By Jennifer Hollohan | Published

retirement

The latest omnibus bill arrived at the Senate this week, with the initial vote scheduled for Friday. Portions of the massive spending bill have topped news headlines this week, but there are also some critical, less-talked-about provisions. Some of those that may surprise you include updates to retirement rules.

Lawmakers cobbled together retirement-related provisions from smaller bills previously passed by only one side of Congress. They packaged the stalled bills together and renamed them Secure 2.0. It contains seven provisions you need to know if you are in or nearing retirement.

Currently, older workers bump up against limits to how much they can contribute to a 401k. Workers over 50 can add $6,500 to the current federal contribution cap of $6,500. However, the provision raises that additional saving (known as “catch-up”) amount. 

Instead, you could “contribute $10,000, or 50% more than the regular catch-up amount in 2025, whichever is greater,” according to CNN. The only catch is that catch-up contribution is not before tax. You would get taxed on the front end. 

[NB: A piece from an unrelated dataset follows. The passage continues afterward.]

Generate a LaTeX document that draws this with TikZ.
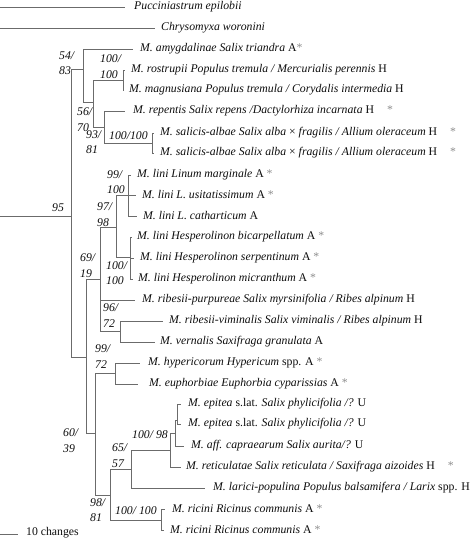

Secure 2.0 would also raise the age for minimum required distributions. Currently, you must withdraw a minimum annual amount from your IRA or 401k at age 70 1/2. The provision bumps that age up to 73 and then 75 by 2033.

The provisions also require employers to enroll employees in a retirement plan. Companies would have to set a default contribution rate of 3%, with an annual increase of 1% until hitting the upper limit. That upper contribution limit is “at least 10% but not more than 15%.”

Employees would then have to opt-out of the retirement plan if they chose not to participate. This provision is particularly important, as it may ultimately impact your take-home pay. Keep an eye on the omnibus bill if you closely monitor your retirement contributions. 

Another key update contained in Secure 2.0 is that it will make retirement savings easier for part-time employees. The good news is those workers will need less service time under their belts to qualify for a workplace plan. It reduces the time from three years to two. 

Additionally, workers may access their retirement accounts for emergencies without the added tax penalty. And that will be welcome news to many! While you will pay income tax on it, that amount would get refunded if you repay the loan in under three years.

And if you are struggling with student loan debt, you may like the next provision. It allows employers to match your contribution based on your student loan payment. So, you can pay down your student loans and still save for retirement. 

And last but not least, there are updates to the Saver’s Credit in Secure 2.0. “An underutilized federal match exists for lower-income earners’ retirement contributions of up to $2,000 a year. The new package would enhance and simplify the so-called Saver’s Credit so more people could use it.”

Married tax filers may request a match from the federal government for their savings efforts in a tax year. The provision stipulates that couples making under $71,000 a year can ask for up to a 50% match. The cap is $1,000.